Publié le 22 octobre 2025 aux éditions Mangetsu, « Froid Glacial » rassemble huit nouvelles du maître du manga d’horreur Junji Itō. 400 pages de cauchemars, de détails horrifiques et de bizarreries visuelles.
Chaque histoire y explore une facette différente du malaise : un nouvel élève aux pouvoirs troublants dans un club paranormal, des canalisations qui s’ouvrent sur l’agonie, des fruits gorgés de sang, des ballons à visages humains flottant comme des spectres…
Mais au-delà de l’effet gore, Itō revient à l’essentiel ; et c’est soudain le cœur qui se glace.
Les visages du cauchemar
Comme souvent chez Junji Itō, Froid Glacial ne suit pas une histoire unique mais une série de variations sur la peur. Huit récits, huit formes d’angoisse, reliés par un même sentiment d’étouffement. Ici, l’horreur ne vient jamais du monstre, mais de ce qu’il réveille en nous : la fascination, la culpabilité, la honte, l’obsession.
Chaque nouvelle se déploie comme une dissection minutieuse du quotidien. Un élève rejoint un club d’occultisme et découvre que la réalité a cessé d’obéir à la logique ; une maison perdue dans la neige devient le théâtre d’une solitude glaciale ; des fruits, suintants et charnels, transforment leurs cueilleurs en spectres avides. Rien n’est spectaculaire : tout est dérangeant. Itō n’explique jamais, il montre. Ses récits s’ouvrent sur un détail, un désordre presque banal, et finissent par basculer dans l’insoutenable sans qu’on sache exactement quand le cauchemar a commencé.
Les personnages obéissent à la mécanique propre à son œuvre : des anonymes pris dans des situations qu’ils ne comprennent pas, condamnés à observer leur propre perte.
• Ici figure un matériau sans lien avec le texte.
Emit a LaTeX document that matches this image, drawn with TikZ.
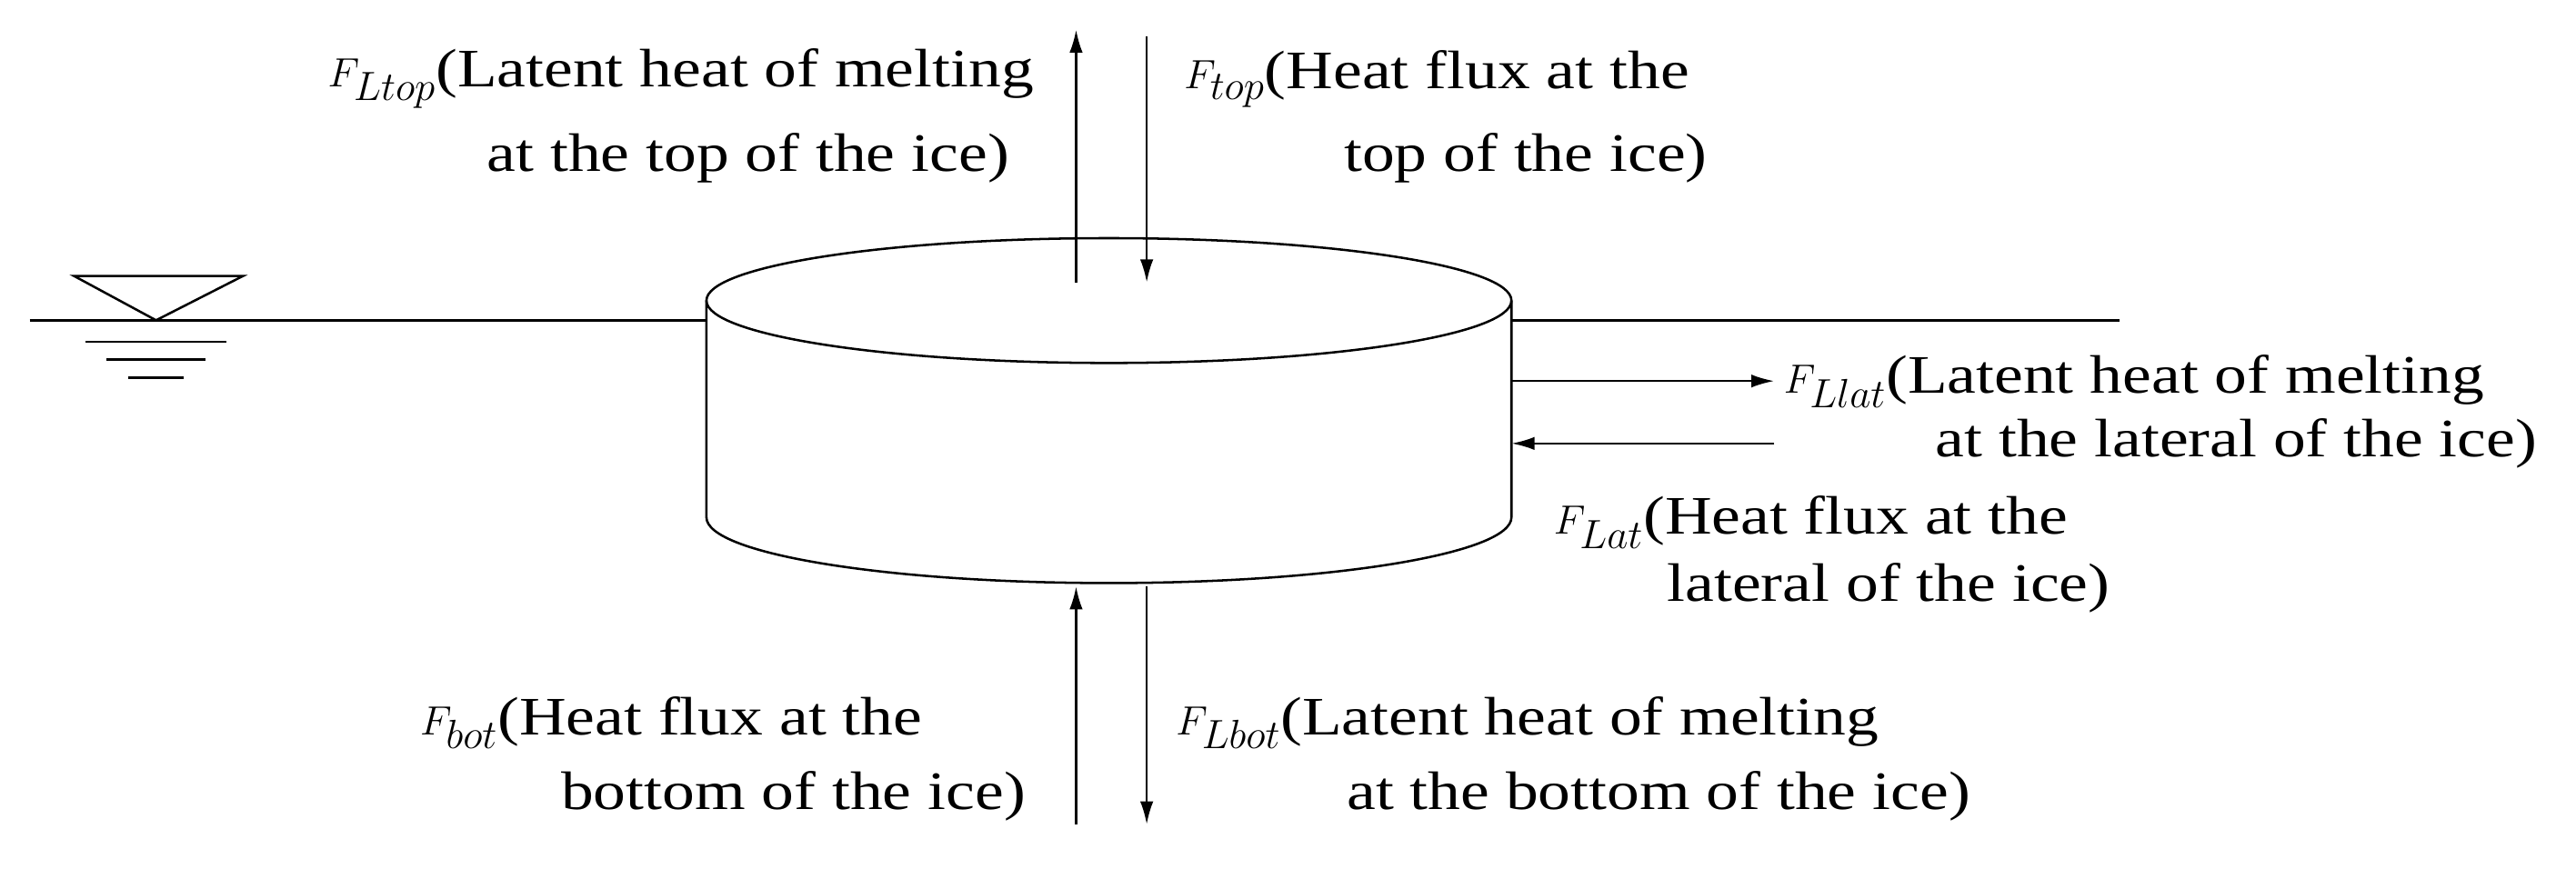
\documentclass[tikz,border=0pt]{standalone}
\usepackage{fontspec}
\setmainfont{Liberation Serif}[FakeStretch=1.2]
\usetikzlibrary{arrows.meta}
\begin{document}
\begin{tikzpicture}[x=1pt,y=-1pt,line width=1.6pt,
  lbl/.style={inner sep=0pt,font=\fontsize{33}{48}\selectfont,align=right},
  arr/.style={-{Latex[length=14pt,width=8pt]}},
  ln/.style={line width=1.4pt}]
\useasboundingbox (0,0) rectangle (1568,528.6);
% water
\coordinate (wl1) at (18,195); \coordinate (wl2) at (430,195);
\coordinate (wr1) at (920,195); \coordinate (wr2) at (1290,195);
\draw[ln] (wl1) -- (wl2); \draw[ln] (wr1) -- (wr2);
\draw[ln] (95,195) -- (45,168) -- (148,168) -- cycle;
\draw[ln] (52,208) -- (138,208); \draw[ln] (65,219) -- (125,219); \draw[ln] (78,230) -- (112,230);
% cylinder
\draw[ln,fill=white] (430,183) -- (430,315) arc[start angle=180,end angle=360,x radius=245,y radius=-40] -- (920,183);
\draw[ln] (675,183) ellipse [x radius=245,y radius=38];
% arrows
\coordinate (a1) at (655,172); \coordinate (a2) at (655,18);
\coordinate (b1) at (698,22); \coordinate (b2) at (698,172);
\coordinate (c1) at (655,502); \coordinate (c2) at (655,357);
\coordinate (d1) at (698,357); \coordinate (d2) at (698,502);
\coordinate (e1) at (920,232); \coordinate (e2) at (1080,232);
\coordinate (f1) at (1080,270); \coordinate (f2) at (920,270);
\foreach \s/\t in {a1/a2,b1/b2,c1/c2,d1/d2,e1/e2,f1/f2} \draw[ln,arr] (\s) -- (\t);
% labels
\node[lbl,anchor=east] (t1) at (630,48) {$F_{Ltop}$(Latent heat of melting};
\node[lbl,anchor=east] (t2) at (615,96) {at the top of the ice)};
\node[lbl,anchor=west] (t3) at (720,48) {$F_{top}$(Heat flux at the};
\node[lbl,anchor=east] (t4) at (1040,96) {top of the ice)};
\node[lbl,anchor=west] (t5) at (1085,232) {$F_{Llat}$(Latent heat of melting};
\node[lbl,anchor=east] (t6) at (1545,270) {at the lateral of the ice)};
\node[lbl,anchor=west] (t7) at (945,318) {$F_{Lat}$(Heat flux at the};
\node[lbl,anchor=east] (t8) at (1285,358) {lateral of the ice)};
\node[lbl,anchor=west] (t9) at (255,440) {$F_{bot}$(Heat flux at the};
\node[lbl,anchor=east] (t10) at (625,485) {bottom of the ice)};
\node[lbl,anchor=west] (t11) at (715,440) {$F_{Lbot}$(Latent heat of melting};
\node[lbl,anchor=east] (t12) at (1200,485) {at the bottom of the ice)};
\end{tikzpicture}
\end{document}
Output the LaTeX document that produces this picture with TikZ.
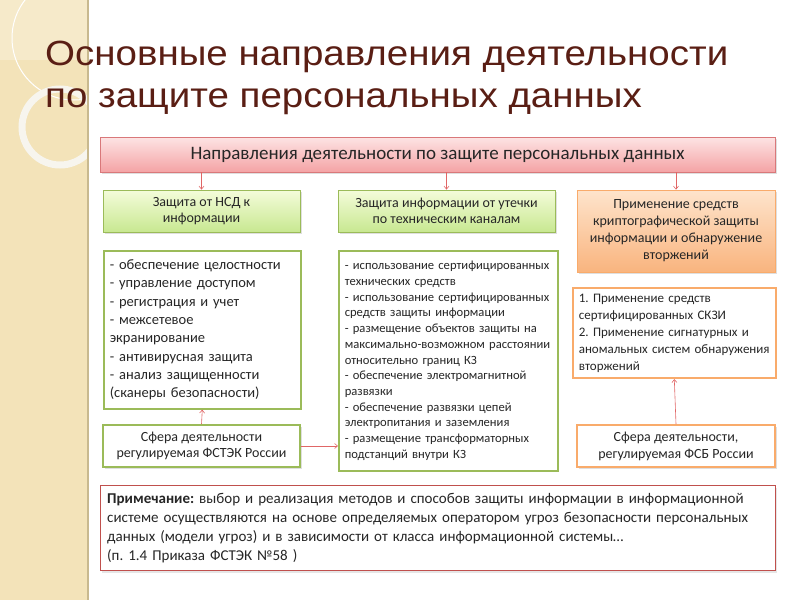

L’auteur ne cherche jamais à créer l’empathie, il capture la fragilité. Tous ces visages effrayés, figés dans un cri muet, deviennent autant de miroirs du lecteur. Froid Glacial fonctionne ainsi comme une galerie de portraits hantés : des gens ordinaires, que le fantastique ne sauve pas, mais déforme.
On retrouve ici la précision narrative d’Itō : une manière de faire naître la terreur dans le détail du geste ou de l’expression. Une porte entrouverte, un regard vide, une ombre trop longue suffisent à faire vaciller la réalité. L’horreur devient une lente contamination, d’abord psychologique, puis physique. Les métamorphoses, récurrentes, traduisent une idée simple mais obsédante : dans l’univers d’Itō, tout corps est une prison qui finit toujours par se fissurer.
Mais derrière la monstruosité, il y a un ton presque mélancolique. Froid Glacial n’est pas une explosion de peur, c’est une descente en température. Les personnages ne luttent pas, ils se laissent glisser. L’auteur, lui, ne cherche pas à effrayer mais à dérégler. C’est ce calme, cette distance clinique, qui donne au recueil sa force : une horreur sans cri, sans rythme imposé, où la glace fond lentement sous la peau.
Le dessin comme instrument du froid
Dans Froid Glacial, Junji Itō renoue avec ce qui fait la signature de son œuvre : un art du découpage chirurgical, où chaque plan, chaque trait, chaque silence devient une arme. Le rythme n’est jamais celui du cri, mais de la rétention. Tout repose sur la maîtrise du temps visuel : un enchaînement lent, méthodique, presque hypnotique, où la peur naît du décalage entre la fixité du dessin et la menace invisible.
Le mangaka use du contraste comme d’une lame. Les pages alternent entre des compositions d’un calme absolu et des surgissements de déformation totale : visages éclatés, corps étirés, textures organiques qui semblent respirer. Itō ne cherche pas la beauté, il cherche la dissonance. Les pleins et les vides, les blancs immaculés et les aplats d’encre noire construisent un espace qui étouffe le lecteur. On a froid, littéralement.
Son trait, d’une précision clinique, s’attarde sur les détails les plus triviaux : la neige qui fond, la buée sur un carreau, un filament de salive ou la texture d’une peau. Ces détails, à force d’insistance, deviennent inquiétants. Le monde d’Itō est trop réel pour être stable. Le dessin lui-même semble contaminé ; il se déforme à mesure que l’histoire progresse, comme si la page refusait de contenir l’horreur qu’elle engendre.
Le découpage joue sur la tension du regard. Les plans rapprochés s’enchaînent jusqu’à l’étouffement, puis une case large vient soudain relâcher la pression, révélant une scène d’horreur figée dans le silence. Ce va-et-vient entre proximité et distance donne à chaque chapitre une respiration glaciale : on retient son souffle sans s’en rendre compte.